”I met an older actor. He was well regarded and had lots of roles. We had been lovers for less than a year when he surprised me by saying, `I could never marry an actress. If we got serious, you`d have to give it up.` I asked why and he replied, `Because if you started getting better parts than me, I couldn`t stand it.` . . . We split up not long after that.”
The letter was to Eric Maisel, a Concord, Calif., psychologist whose specialty is people in the arts. His specialty within the specialty is the show-business marriage, for which he has come to feel that the odds of success are low.
”It`s much harder for actors to maintain relationships,” he says after a hard day`s listening at the Marina Counseling Center in San Francisco. Maisel spends one day a week in San Francisco seeing the local artists who flock to his couch. The rest of the time he works out of a Concord office.
Maisel, born and raised in Brooklyn, N.Y., used to be an ”artist”
himself, if that term fits people who write fiction. He received a master`s degree in creative writing from San Francisco State University and became a full-time novelist. But after some lean artistic years, which included one three-year marriage, Maisel ”saw I wasn`t going to make it writing fiction” and decided to try counseling psychology at Sierra University in Southern California, earning a doctorate.
During his internship at the Marina Center, he developed a summer series called ”Growth and Healing Through the Arts.” But he felt the various speakers addressing the topic didn`t know the territory or, at least, the artistic temperament. Maisel, who feels he does, decided to make it his specialty.
Due out soon is his accumulated wisdom on that specialty, ”Staying Sane in the Arts: A Guide for Creative and Performing Artists” (Tarcher-Putnam, $21.95). Maisel also writes an advice column for Callboard, a theatrical magazine published by Theater Bay Area.
”The artist is a unique package,” he says. ”There`s the obscurity-stardom problem. Those are polar opposites but each requires work to survive. It`s not the kind of problem faced by doctors or secretaries. The actor might be suffering from too little audience, but he might also suffer from too much audience.”
Maisel doesn`t believe that a little neurosis-though he won`t use terms like that-is necessary for the artistic talent to thrive. ”You can be happy and healthy and still be a great artist,” he says.
”I do think artists are more prone to depression,” he admits. ”And I think they are more prone to being manic. But that aside, they are in pretty good shape.”
”So why do they come to you?”
Maisel fell silent for a long time. Then he crossed his legs under him and thought again.
”It`s not for a clinical issue like depression,” he said finally.
”There`s a long list. Performance anxieties. Anxieties in dealing with people like agents. Thinking, `All these things don`t seem to be working and I can`t sort it out.` And there`s the perennial issue for artists: how to support themselves.”

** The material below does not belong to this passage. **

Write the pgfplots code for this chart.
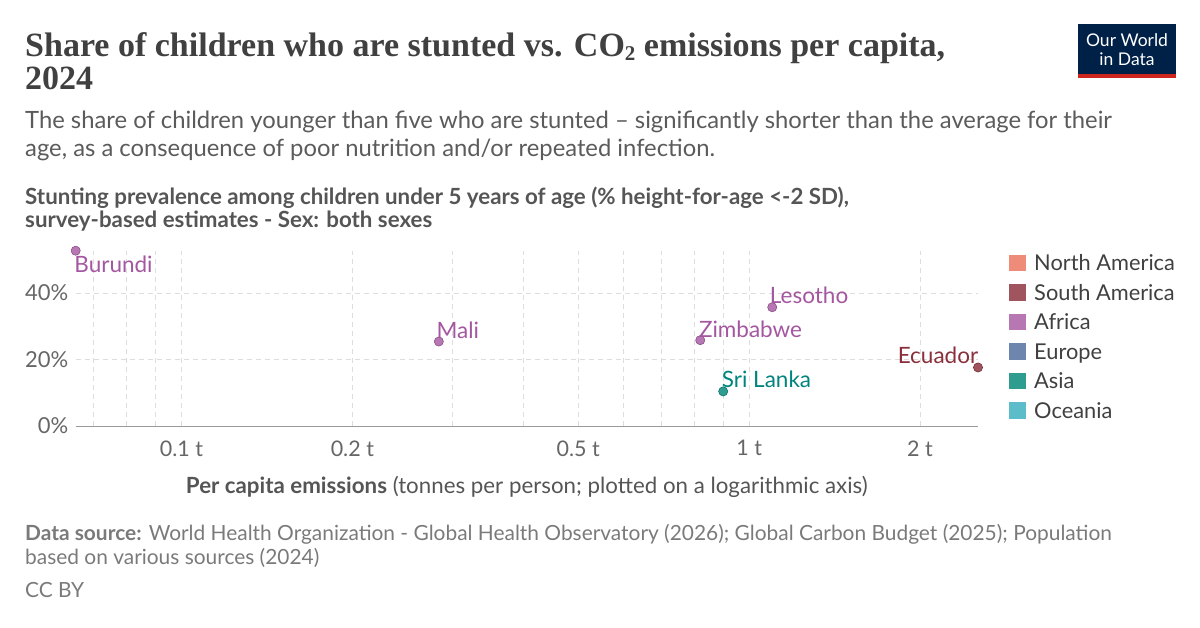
\documentclass[border=0pt]{standalone}
\usepackage{fontspec}
\setmainfont{Lato}
\newfontfamily\titlefont{Liberation Serif}
\usepackage{pgfplots}
\pgfplotsset{compat=1.18}

\definecolor{owidtitle}{HTML}{404040}
\definecolor{owidsub}{HTML}{5B5B5B}
\definecolor{owidaxis}{HTML}{555555}
\definecolor{owidtick}{HTML}{666666}
\definecolor{owidfoot}{HTML}{7A7A7A}
\definecolor{owidgrid}{HTML}{DDDDDD}
\definecolor{owidnavy}{HTML}{002147}
\definecolor{owidred}{HTML}{CE261E}
\definecolor{cNA}{HTML}{EE8B79}
\definecolor{cSA}{HTML}{A0555E}
\definecolor{cAF}{HTML}{B677B2}
\definecolor{cEU}{HTML}{6E86AE}
\definecolor{cAS}{HTML}{2E9C8F}
\definecolor{cOC}{HTML}{5DBCC9}
\definecolor{tSA}{HTML}{8A2F3C}
\definecolor{tAF}{HTML}{A457A0}
\definecolor{tAS}{HTML}{00847E}

\newcommand{\subtwo}{\raisebox{-0.3ex}{\fontsize{21}{22}\selectfont 2}}

\begin{document}
\begin{tikzpicture}
\path[use as bounding box] (0pt,0pt) rectangle (1200pt,-627pt);

% Title and subtitle
\node[anchor=base west,inner sep=0,text=owidtitle] at (25pt,-56pt)
  {\titlefont\bfseries\fontsize{34}{40}\selectfont Share of children who are stunted vs. CO\subtwo{} emissions per capita,};
\node[anchor=base west,inner sep=0,text=owidtitle] at (25pt,-89pt)
  {\titlefont\bfseries\fontsize{34}{40}\selectfont 2024};
\node[anchor=base west,inner sep=0,text=owidsub] at (25pt,-128pt)
  {\fontsize{23.8}{28}\selectfont The share of children younger than five who are stunted – significantly shorter than the average for their};
\node[anchor=base west,inner sep=0,text=owidsub] at (25pt,-156pt)
  {\fontsize{23.8}{28}\selectfont age, as a consequence of poor nutrition and/or repeated infection.};

% Logo
\fill[owidnavy] (1078pt,-24pt) rectangle (1176pt,-78pt);
\fill[owidred] (1078pt,-74pt) rectangle (1176pt,-78pt);
\node[text=white,inner sep=0,anchor=base] at (1127pt,-46pt)
  {\fontsize{17.5}{19}\selectfont Our World};
\node[text=white,inner sep=0,anchor=base] at (1127pt,-65pt)
  {\fontsize{17.5}{19}\selectfont in Data};

% Y-axis title
\node[anchor=base west,inner sep=0,text=owidaxis] at (25pt,-204pt)
  {\fontsize{22.3}{24}\selectfont\bfseries Stunting prevalence among children under 5 years of age (\% height-for-age <-2 SD),};
\node[anchor=base west,inner sep=0,text=owidaxis] at (25pt,-227pt)
  {\fontsize{22.3}{24}\selectfont\bfseries survey-based estimates - Sex: both sexes};

\begin{axis}[
  at={(75.7pt,-426pt)}, anchor=south west,
  scale only axis, width=902.3pt, height=175.3pt,
  xmode=log, log basis x=10,
  xmin=0.0651, xmax=2.53, ymin=0, ymax=52.7,
  clip=false,
  axis line style={draw=none},
  xtick={0.1,0.2,0.5,1,2},
  xticklabels={0.1 t,0.2 t,0.5 t,1 t,2 t},
  minor xtick={0.07,0.08,0.09,0.3,0.4,0.6,0.7,0.8,0.9},
  ytick={0,20,40},
  yticklabels={0\%,20\%,40\%},
  major tick length=0pt, minor tick length=0pt,
  xmajorgrids, xminorgrids, ymajorgrids,
  grid style={draw=owidgrid, dash pattern=on 5pt off 4pt, line width=0.8pt},
  minor grid style={draw=owidgrid, dash pattern=on 5pt off 4pt, line width=0.8pt},
  xticklabel style={text=owidtick, font=\fontsize{21.5}{23}\selectfont, yshift=-11pt},
  yticklabel style={text=owidtick, font=\fontsize{22}{23}\selectfont, xshift=-4pt},
  /pgf/number format/assume math mode=true,
  xlabel={\textbf{Per capita emissions} (tonnes per person; plotted on a logarithmic axis)},
  xlabel style={text=owidaxis, font=\fontsize{22.3}{24}\selectfont, yshift=-13pt},
  every axis plot/.append style={only marks, mark=*, mark size=4.6pt,
    nodes near coords style={font=\fontsize{22.5}{24}\selectfont, inner sep=1.5pt}},
]
% horizontal baseline of the plot area
\draw[draw=gray!80, line width=1pt] (rel axis cs:0,0) -- (rel axis cs:1,0);

% Africa
\addplot[mark options={fill=cAF, draw=tAF!80!black, line width=0.5pt},
  nodes near coords={Burundi},
  nodes near coords style={text=tAF, anchor=north west, xshift=-3pt, yshift=-3.5pt}]
  coordinates {(0.0651,52.7)};
\addplot[mark options={fill=cAF, draw=tAF!80!black, line width=0.5pt},
  nodes near coords={Mali},
  nodes near coords style={text=tAF, anchor=south west, xshift=-4pt, yshift=1pt}]
  coordinates {(0.284,25.4)};
\addplot[mark options={fill=cAF, draw=tAF!80!black, line width=0.5pt},
  nodes near coords={Zimbabwe},
  nodes near coords style={text=tAF, anchor=south west, xshift=-3pt, yshift=1pt}]
  coordinates {(0.820,25.8)};
\addplot[mark options={fill=cAF, draw=tAF!80!black, line width=0.5pt},
  nodes near coords={Lesotho},
  nodes near coords style={text=tAF, anchor=south west, xshift=-4pt, yshift=2pt}]
  coordinates {(1.098,35.7)};
% Asia
\addplot[mark options={fill=cAS, draw=tAS!80!black, line width=0.5pt},
  nodes near coords={Sri Lanka},
  nodes near coords style={text=tAS, anchor=south west, xshift=-3pt, yshift=1.5pt}]
  coordinates {(0.900,10.4)};
% South America
\addplot[mark options={fill=cSA, draw=tSA!80!black, line width=0.5pt},
  nodes near coords={Ecuador},
  nodes near coords style={text=tSA, anchor=south east, xshift=2pt, yshift=2pt}]
  coordinates {(2.53,17.6)};
\end{axis}

% Legend
\foreach \c/\t [count=\i from 0] in {cNA/North America, cSA/South America, cAF/Africa, cEU/Europe, cAS/Asia, cOC/Oceania} {
  \fill[\c] (1009pt,{(-254.5-29.5*\i)*1pt}) rectangle (1025.5pt,{(-271-29.5*\i)*1pt});
  \node[anchor=base west,inner sep=0,text=black!75] at (1034pt,{(-270.5-29.5*\i)*1pt})
    {\fontsize{21.8}{24}\selectfont \t};
}

% Footer
\node[anchor=base west,inner sep=0,text=owidfoot] at (25pt,-540pt)
  {\fontsize{20.9}{24}\selectfont\textbf{Data source:} World Health Organization - Global Health Observatory (2026); Global Carbon Budget (2025); Population};
\node[anchor=base west,inner sep=0,text=owidfoot] at (25pt,-564pt)
  {\fontsize{20.9}{24}\selectfont based on various sources (2024)};
\node[anchor=base west,inner sep=0,text=owidfoot] at (25pt,-597pt)
  {\fontsize{20.9}{24}\selectfont CC BY};
\end{tikzpicture}
\end{document}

Maisel, who says he charges cut-rate fees, a sliding scale beginning at $25 an hour, says, ”All artists I see are living poorly.” It may explain why so few therapists have followed Maisel into his specialty.
Marriage or other joint relationships can help economically, when one of the partners holds the day job to fund the other partner`s career. But it doesn`t help the marriage much. It`s one of a handful of reasons, Maisel says, that actor relationships are often doomed.
”When both partners want careers,” he says, ”who is going to bring in the money? And so often, when one or the other is the chosen one, the decision is not really discussed. That`s what we do in our sessions: say things out loud.”
As expected, another drawback for actor marriages is envy. ”Artists are very envious of other artists,” Maisel says. ”They worry about who is ahead of the other. They are very important feelings.”
Indeed, as anyone who has seen ”A Star Is Born,” with Judy Garland on the star track and James Mason boozing out, can attest. Maisel agrees that when it is the woman whose star is ascending and the man who is descending, the prognosis for the marriage is particularly dire.
Which leads to the obvious conclusion: Actors should marry non-actors, right?
”Yes,” says Maisel, seeing the logic, but pointing out that, unfortunately, ”Actors are attracted to each other. You heard about all the romances that take place between actors in plays or movies. But that doesn`t mean they should marry each other.”
OK, I parried, so suppose I persuade Annette Bening to leave Warren Beatty and marry me (further supposing I can persuade my wife, Barbara, to leave me and marry Beatty, totally unlikely on her part). Are there some rules for living blissfully married to an actress?
”Yes,” says the good psychologist. ”Remember, she`s going to want a lot of space. More space than you`d expect. Should a good role come up, she`s going to want to go, wherever it may be. Children will be a problem.
”After a performance she may not have a good way of coming down. She`s electrified. That`s where, unfortunately, for some actors, drugs come in. She may look wonderfully together, but that may be a practiced facade. There`s lots of anxiety.”
Hmm. And how would a woman feel married to a male actor?
”There`s the possibility of feeling used, not getting a payback.”
Hmm, again.
So perhaps it won`t work between Annette and me. More important, I really should save Barbara from Warren.